WHAT IS EXPECTED: Copy exactly, and only, the lines between the start of the entries below and the line containing "18, 19, 20];", both inclusive. Omit pictures.

SUPPLIED DATA:

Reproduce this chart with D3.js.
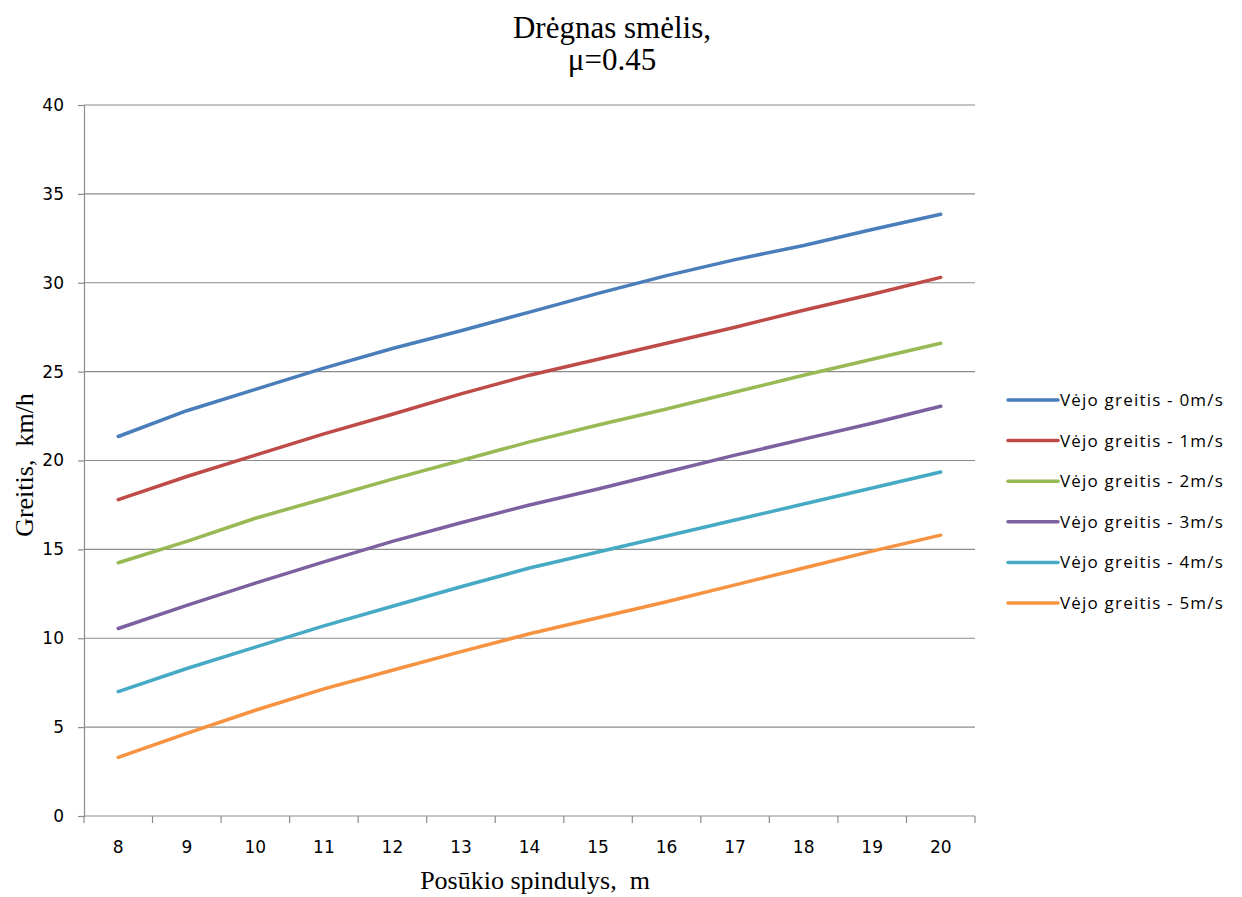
<!DOCTYPE html>
<html>
<head>
<meta charset="utf-8">
<script src="https://cdn.jsdelivr.net/npm/d3@7"></script>
<style>
  html, body { margin: 0; padding: 0; background: #fff; }
  svg { display: block; }
</style>
</head>
<body>
<svg id="chart" width="1242" height="897"></svg>
<script>
// Turning radius (m) along the category axis
const radii = [8, 9, 10, 11, 12, 13, 14, 15, 16, 17, 18, 19, 20];

// Speed (km/h) for each wind speed
const wind0 = [21.35, 22.8, 24.0, 25.2, 26.3, 27.3, 28.35, 29.4, 30.4, 31.3, 32.1, 33.0, 33.85];
const wind1 = [17.8, 19.1, 20.3, 21.5, 22.6, 23.75, 24.8, 25.7, 26.6, 27.5, 28.45, 29.35, 30.3];
const wind2 = [14.25, 15.45, 16.75, 17.85, 18.95, 20.0, 21.05, 22.0, 22.9, 23.85, 24.8, 25.7, 26.6];
const wind3 = [10.55, 11.85, 13.1, 14.3, 15.45, 16.5, 17.5, 18.4, 19.35, 20.3, 21.2, 22.1, 23.05];
const wind4 = [7.0, 8.3, 9.5, 10.7, 11.8, 12.9, 13.95, 14.85, 15.75, 16.65, 17.55, 18.45, 19.35];
const wind5 = [3.3, 4.65, 5.95, 7.15, 8.2, 9.25, 10.25, 11.15, 12.05, 13.0, 13.95, 14.9, 15.8];

const seriesNames = [
  "Vėjo greitis - 0m/s", "Vėjo greitis - 1m/s", "Vėjo greitis - 2m/s",
  "Vėjo greitis - 3m/s", "Vėjo greitis - 4m/s", "Vėjo greitis - 5m/s"
];
const seriesColors = ["#4A7EBB", "#BE4B48", "#98B954", "#7D60A0", "#46AAC5", "#F69240"];
const yTicks = [0, 5, 10, 15, 20, 25, 30, 35, 40];

const titleLines = ["Drėgnas smėlis,", "μ=0.45"];
const xTitle = "Posūkio spindulys,\u00A0\u00A0m";
const yTitle = "Greitis,\u00A0\u00A0km/h";

const series = [wind0, wind1, wind2, wind3, wind4, wind5].map((vals, i) => ({
  name: seriesNames[i], color: seriesColors[i], values: vals
}));

const svg = d3.select("#chart");
const plot = { left: 84, right: 975, top: 105, bottom: 816 };

const x = d3.scaleBand().domain(radii).range([plot.left, plot.right]).paddingInner(0).paddingOuter(0);
const y = d3.scaleLinear().domain([0, 40]).range([plot.bottom, plot.top]);

const serif = "'Liberation Serif', 'Times New Roman', serif";
const tickFont = "'DejaVu Sans', Verdana, sans-serif";
const axisGrey = "#8c8c8c";

// Horizontal gridlines
svg.append("g")
  .selectAll("line")
  .data(yTicks.filter(t => t > 0))
  .join("line")
  .attr("x1", plot.left).attr("x2", plot.right)
  .attr("y1", d => y(d)).attr("y2", d => y(d))
  .attr("stroke", axisGrey).attr("stroke-width", 1.2);

// Y axis
const yAxis = svg.append("g")
  .attr("transform", `translate(${plot.left},0)`)
  .call(d3.axisLeft(y).tickValues(yTicks).tickSize(6).tickPadding(14));
yAxis.select(".domain").attr("stroke", axisGrey).attr("stroke-width", 1.2);
yAxis.selectAll(".tick line").attr("stroke", axisGrey).attr("stroke-width", 1.2);
yAxis.selectAll(".tick text")
  .attr("font-family", tickFont).attr("font-size", 17).attr("fill", "#000");

// X axis: ticks sit on the band boundaries, labels at band centres
const xAxisG = svg.append("g").attr("transform", `translate(0,${plot.bottom})`);
xAxisG.append("line")
  .attr("x1", plot.left).attr("x2", plot.right).attr("y1", 0).attr("y2", 0)
  .attr("stroke", axisGrey).attr("stroke-width", 1.2);
const boundaries = radii.map(r => x(r)).concat([x(radii[radii.length - 1]) + x.bandwidth()]);
xAxisG.selectAll("line.tick")
  .data(boundaries)
  .join("line")
  .attr("class", "tick")
  .attr("x1", d => d).attr("x2", d => d)
  .attr("y1", 0).attr("y2", 7)
  .attr("stroke", axisGrey).attr("stroke-width", 1.2);
xAxisG.selectAll("text")
  .data(radii)
  .join("text")
  .attr("x", d => x(d) + x.bandwidth() / 2)
  .attr("y", 37)
  .attr("text-anchor", "middle")
  .attr("font-family", tickFont).attr("font-size", 17).attr("fill", "#000")
  .text(d => d);

// Series lines
const line = d3.line()
  .x((d, i) => x(radii[i]) + x.bandwidth() / 2)
  .y(d => y(d));

svg.append("g")
  .selectAll("path")
  .data(series)
  .join("path")
  .attr("d", d => line(d.values))
  .attr("fill", "none")
  .attr("stroke", d => d.color)
  .attr("stroke-width", 3.5)
  .attr("stroke-linecap", "round")
  .attr("stroke-linejoin", "round");

// Title
svg.append("text")
  .attr("text-anchor", "middle")
  .attr("font-family", serif).attr("font-size", 31).attr("fill", "#000")
  .selectAll("tspan")
  .data(titleLines)
  .join("tspan")
  .attr("x", 612)
  .attr("y", (d, i) => 38 + i * 32)
  .text(d => d);

// Axis titles
svg.append("text")
  .attr("x", 535).attr("y", 889)
  .attr("text-anchor", "middle")
  .attr("font-family", serif).attr("font-size", 26).attr("fill", "#000")
  .text(xTitle);

svg.append("text")
  .attr("transform", "translate(33,465) rotate(-90)")
  .attr("text-anchor", "middle")
  .attr("font-family", serif).attr("font-size", 26).attr("fill", "#000")
  .text(yTitle);

// Legend
const legend = svg.append("g").attr("transform", "translate(1008,400)");
const rows = legend.selectAll("g")
  .data(series)
  .join("g")
  .attr("transform", (d, i) => `translate(0,${i * 40.6})`);
rows.append("line")
  .attr("x1", 0).attr("x2", 50).attr("y1", 0).attr("y2", 0)
  .attr("stroke", d => d.color).attr("stroke-width", 3.5)
  .attr("stroke-linecap", "round");
rows.append("text")
  .attr("x", 52).attr("y", 6)
  .attr("font-family", "'Open Sans', 'Noto Sans', sans-serif")
  .attr("font-size", 17).attr("letter-spacing", 1.2).attr("fill", "#000")
  .text(d => d.name);
</script>
</body>
</html>
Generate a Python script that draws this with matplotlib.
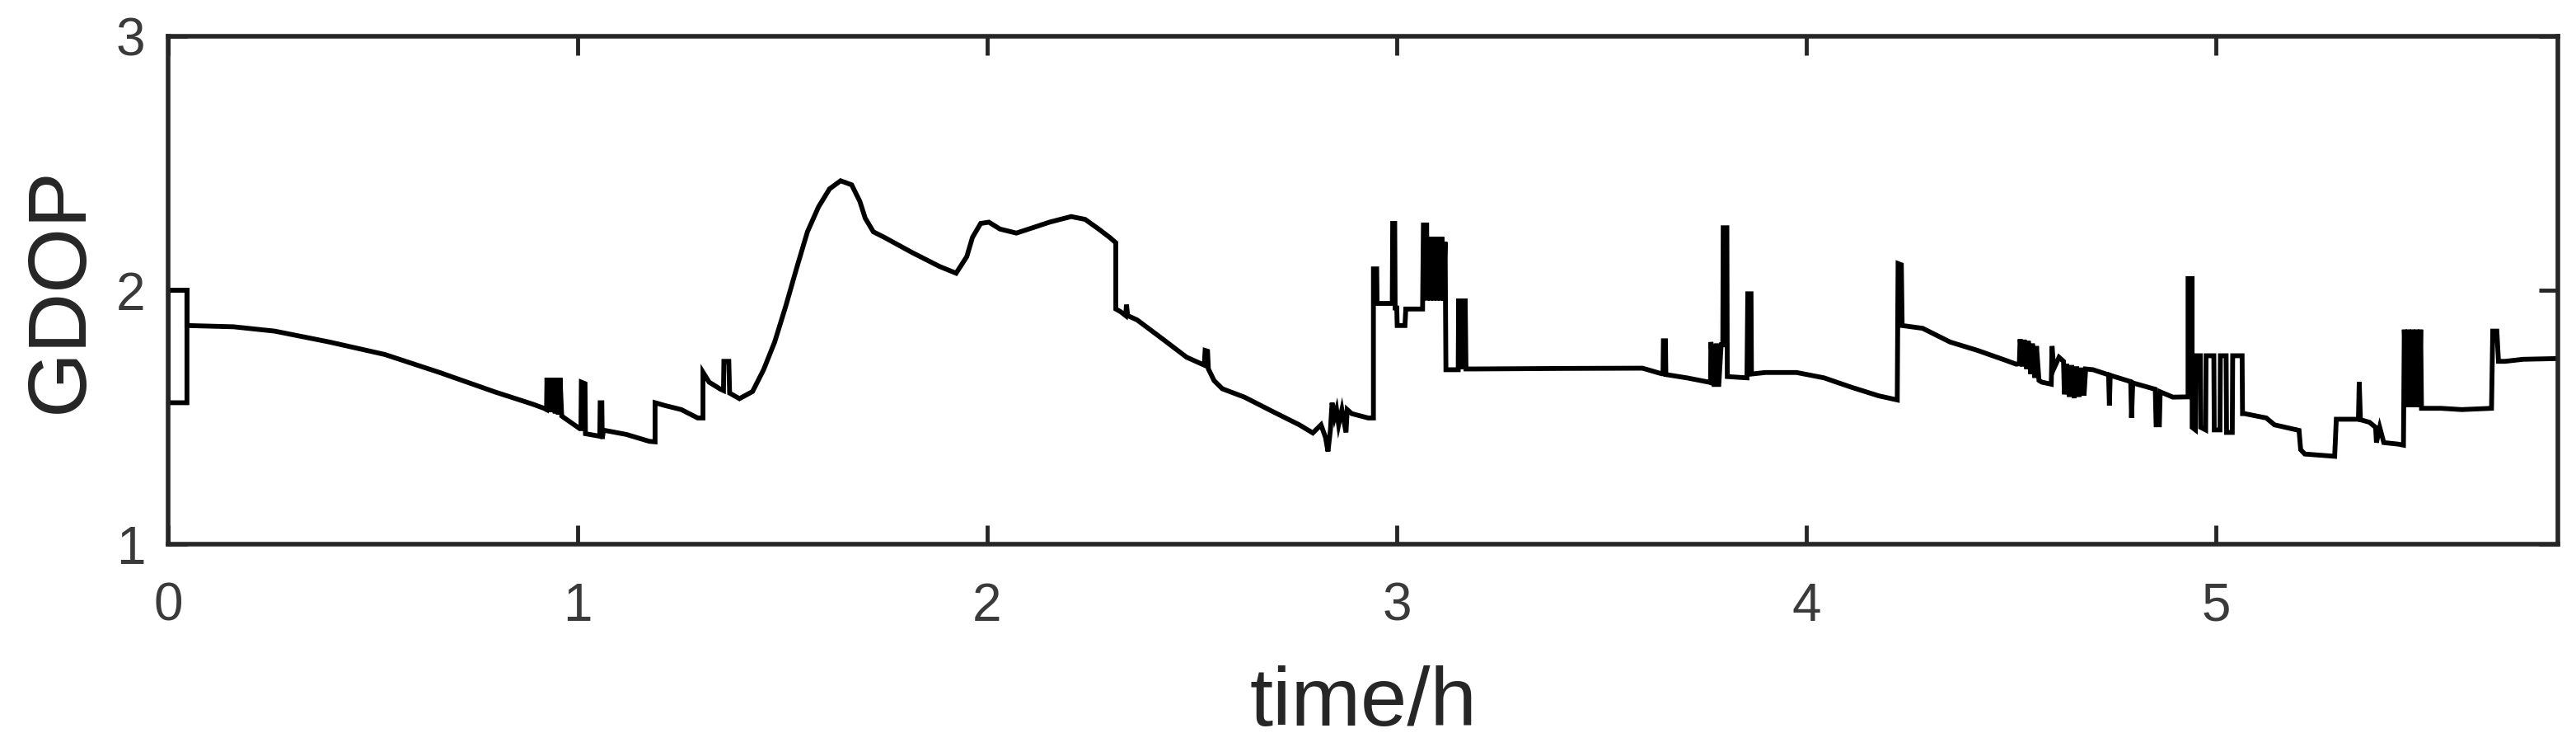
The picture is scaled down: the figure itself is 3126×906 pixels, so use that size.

RESULT OF THE TASK:
Reproduce this chart with D3.js.
<!DOCTYPE html>
<html>
<head>
<meta charset="utf-8">
<script src="https://cdn.jsdelivr.net/npm/d3@7"></script>
<style>
  html, body { margin: 0; padding: 0; background: #fff; }
  svg { display: block; }
</style>
</head>
<body>
<svg id="chart" width="1242" height="897"></svg>
<script>
// Turning radius (m) along the category axis
const radii = [8, 9, 10, 11, 12, 13, 14, 15, 16, 17, 18, 19, 20];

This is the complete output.